Do not choose the slowest architectural component or piece of code to focus on. Start with the most common execution path and evaluate its impact on the system. The thing to keep in mind is that a 50% speedup of code that executes 0.1% of the time results in an overall speedup of 0.05%, which is small. On the other hand, a 50% speedup of code that executes 5% of the time results in an overall speedup of 2.5%, which is significant.
At the end of the day, week, month, or year, there will be code that is bad. Even the best developers write bad code at times. It is important that all infrastructure code and application code be open to review and revision and that performance review and tuning is a perpetual cycle.
I honestly believe the most valuable lessons in performance tuning, whether it be on the systems level or in application development, come from building things wrong. Reading about or being shown by example how to do a task "correctly" lacks the problem-solving skills that lead to its "correctness." It also does not present in its full form the contrast between the original and the new.
By working directly on an application that had performance issues, you can work toward improvement. Realizing performance gains due to minor modifications or large refactoring has tremendous personal gratification, but there is more to it than that. The process teaches the analytical thought processes required to anticipate future problems before they manifest themselves.

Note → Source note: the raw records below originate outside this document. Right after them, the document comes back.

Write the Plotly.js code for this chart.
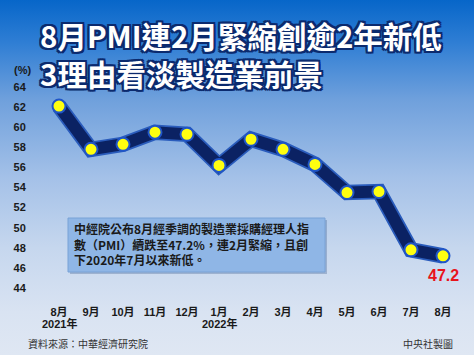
<!DOCTYPE html>
<html>
<head>
<meta charset="utf-8">
<script src="https://cdn.plot.ly/plotly-3.0.1.min.js"></script>
<style>
  html, body { margin: 0; padding: 0; }
  body { width: 474px; height: 355px; overflow: hidden;
    background: linear-gradient(to bottom, #0766c9 0%, #2f7ed4 12%, #6fa0dc 28%, #a4c1e8 50%, #c6d7ee 70%, #d9e3f2 88%, #dfe7f3 100%); }
  #chart { width: 474px; height: 355px; }
</style>
</head>
<body>
<div id="chart"></div>
<script>
// ---- data ----
const periods = ['2021-08','2021-09','2021-10','2021-11','2021-12','2022-01','2022-02','2022-03','2022-04','2022-05','2022-06','2022-07','2022-08'];
const monthLabels = ['8月','9月','10月','11月','12月','1月','2月','3月','4月','5月','6月','7月','8月'];
const pmiValues = [62.1, 57.8, 58.3, 59.5, 59.3, 56.2, 58.8, 57.8, 56.3, 53.5, 53.6, 47.8, 47.2];
const yearLabels = ['2021年', '2022年'];
const yearAt = ['2021-08', '2022-01'];
const yTicks = [44, 46, 48, 50, 52, 54, 56, 58, 60, 62, 64];
const titleText = '8月PMI連2月緊縮創逾2年新低<br>3理由看淡製造業前景';
const noteLines = ['中經院公布8月經季調的製造業採購經理人指', '數（PMI）續跌至47.2%，連2月緊縮，且創', '下2020年7月以來新低。'];
const sourceText = '資料來源：中華經濟研究院';
const creditText = '中央社製圖';

const CJK = 'Noto Sans CJK TC';
const tickFamily = 'Liberation Sans, ' + CJK;

const lastIdx = pmiValues.length - 1;

const traces = [
  { x: periods, y: pmiValues, type: 'scatter', mode: 'lines',
    line: { color: '#2a5cbc', width: 15.5 }, hoverinfo: 'skip', cliponaxis: false },
  { x: periods, y: pmiValues, type: 'scatter', mode: 'lines+markers',
    line: { color: '#0b2263', width: 12 },
    marker: { size: 13, color: '#ffff10', line: { color: '#1f55c8', width: 2 } },
    cliponaxis: false }
];

// plot area pixel geometry helpers
const L = 43, R = 459, T = 87, B = 288;
const px = v => (v - L) / (R - L);
const py = v => (B - v) / (B - T);

const annotations = [
  { text: '(%)', xref: 'paper', yref: 'paper', x: px(22), y: py(70), xanchor: 'center', yanchor: 'middle', showarrow: false,
    font: { family: tickFamily, size: 11, color: '#1a1a1a', weight: 'bold' } },
  { text: String(pmiValues[lastIdx]), xref: 'x', yref: 'y', x: periods[lastIdx], y: pmiValues[lastIdx],
    xanchor: 'center', yanchor: 'middle', yshift: -20, showarrow: false,
    font: { family: 'Liberation Sans', size: 16, color: '#e8141b', weight: 'bold' } },
  { text: sourceText, xref: 'paper', yref: 'paper', x: px(26), y: py(343), xanchor: 'left', yanchor: 'middle', showarrow: false,
    font: { family: CJK, size: 10, color: '#333333' } },
  { text: creditText, xref: 'paper', yref: 'paper', x: px(455), y: py(343), xanchor: 'right', yanchor: 'middle', showarrow: false,
    font: { family: CJK, size: 10, color: '#333333' } },
  { text: noteLines.join('<br>'), xref: 'paper', yref: 'paper', x: px(72), y: py(244), xanchor: 'left', yanchor: 'middle',
    align: 'left', showarrow: false,
    font: { family: CJK, size: 12, color: '#1a1a1a', weight: 'bold' } }
];
yearLabels.forEach((t, i) => annotations.push({
  text: t, xref: 'x', yref: 'paper', x: yearAt[i], y: py(323.5), xanchor: 'center', yanchor: 'middle', showarrow: false,
  font: { family: tickFamily, size: 11, color: '#1a1a1a', weight: 'bold' }
}));

const shapes = [
  { type: 'rect', xref: 'paper', yref: 'paper', x0: px(70), x1: px(327), y0: py(274), y1: py(220),
    fillcolor: 'rgba(70,100,150,0.35)', line: { width: 0 }, layer: 'below' },
  { type: 'rect', xref: 'paper', yref: 'paper', x0: px(68), x1: px(325), y0: py(272), y1: py(218),
    fillcolor: '#8fb6e6', line: { color: '#78a2d6', width: 1 }, layer: 'below' }
];

const layout = {
  width: 474, height: 355,
  margin: { l: L, r: 474 - R, t: T, b: 355 - B, pad: 0 },
  paper_bgcolor: 'rgba(0,0,0,0)', plot_bgcolor: 'rgba(0,0,0,0)',
  showlegend: false,
  title: { text: titleText, xref: 'container', yref: 'container', x: 40 / 474, xanchor: 'left',
    y: 1 - 48 / 355, yanchor: 'middle',
    font: { family: CJK, size: 29.5, color: '#ffffff', weight: 'bold',
      shadow: '-2px -2px 0 #0b2a6e, 2px -2px 0 #0b2a6e, -2px 2px 0 #0b2a6e, 2px 2px 0 #0b2a6e, 0 2px 0 #0b2a6e, 0 -2px 0 #0b2a6e, 2px 0 0 #0b2a6e, -2px 0 0 #0b2a6e' } },
  xaxis: { type: 'category', range: [-0.5, periods.length - 0.5], tickvals: periods, ticktext: monthLabels,
    showgrid: false, zeroline: false, showline: false,
    ticks: 'outside', ticklen: 14, tickcolor: 'rgba(0,0,0,0)',
    tickfont: { family: tickFamily, size: 11, color: '#1a1a1a', weight: 'bold' }, fixedrange: true },
  yaxis: { range: [44, 64], tickvals: yTicks, showgrid: false, zeroline: false, showline: false,
    ticks: 'outside', ticklen: 14, tickcolor: 'rgba(0,0,0,0)',
    tickfont: { family: tickFamily, size: 11, color: '#1a1a1a', weight: 'bold' }, fixedrange: true },
  annotations: annotations,
  shapes: shapes
};

Plotly.newPlot('chart', traces, layout, { displayModeBar: false, staticPlot: true });
</script>
</body>
</html>
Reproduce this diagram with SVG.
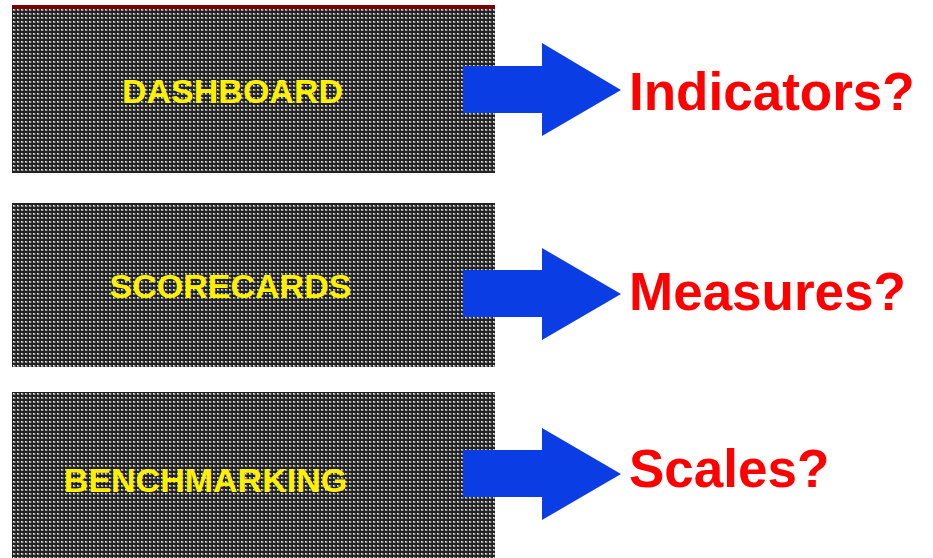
<svg xmlns="http://www.w3.org/2000/svg" width="933" height="558" viewBox="0 0 933 558">
  <style>
    .panel { fill: url(#mesh); }
    .label { font-family: "Liberation Sans", Arial, sans-serif; font-weight: bold; font-size: 34px; fill: #fff000; text-anchor: middle; }
    .question { font-family: "Liberation Sans", Arial, sans-serif; font-weight: bold; font-size: 53px; fill: #ff0000; }
    .arrow { fill: #0b3de4; }
  </style>
  <defs>
    <!-- dotted screen texture for the panels -->
    <pattern id="mesh" x="0" y="0" width="4" height="4" patternUnits="userSpaceOnUse">
      <rect width="4" height="4" fill="#222222"/>
      <rect x="1" y="1" width="2" height="2" fill="#9a9a9a"/>
      <rect x="1" y="1" width="1" height="1" fill="#eeeeee"/>
      <rect x="3" y="1" width="1" height="2" fill="#4a4a4a"/>
    </pattern>
  </defs>

  <rect width="933" height="558" fill="#ffffff"/>

  <g id="dashboard">
    <rect class="panel" x="12" y="5" width="483" height="168"/>
    <rect x="12" y="5" width="483" height="4" fill="#7a0000"/>
    <text class="label" x="232.5" y="103">DASHBOARD</text>
  </g>

  <g id="scorecards">
    <rect class="panel" x="12" y="203" width="483" height="164"/>
    <text class="label" x="230.5" y="298">SCORECARDS</text>
  </g>

  <g id="benchmarking">
    <rect class="panel" x="12" y="392" width="483" height="166"/>
    <text class="label" x="205.5" y="492">BENCHMARKING</text>
  </g>

  <g id="connectors">
    <polygon class="arrow" points="463,66 542,66 542,43 621,90 542,136 542,113 463,113"/>
    <polygon class="arrow" points="463,270 542,270 542,248 621,294 542,340 542,317 463,317"/>
    <polygon class="arrow" points="463,450 542,450 542,428 621,474 542,520 542,497 463,497"/>
  </g>

  <g id="indicators">
    <text class="question" x="629" y="110">Indicators?</text>
  </g>
  <g id="measures">
    <text class="question" x="629" y="310">Measures?</text>
  </g>
  <g id="scales">
    <text class="question" x="629" y="487">Scales?</text>
  </g>
</svg>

Sometimes performance tuning must be "out of the box." Analysis on the microscopic level should regularly be retired to more macroscopic views. This multire-solutioned problem analysis can turn a question such as "How can I merge all these log files faster?" into "Why do I have all these log files to merge and is there a better way?" Or a question such as "How can I make this set of problematic database queries faster?" becomes "Why am I putting this information in a database?"
Changing the scope of the question allows problems to be tackled from different angles, and regular reassessment provides an opportunity to use the right tool for the job.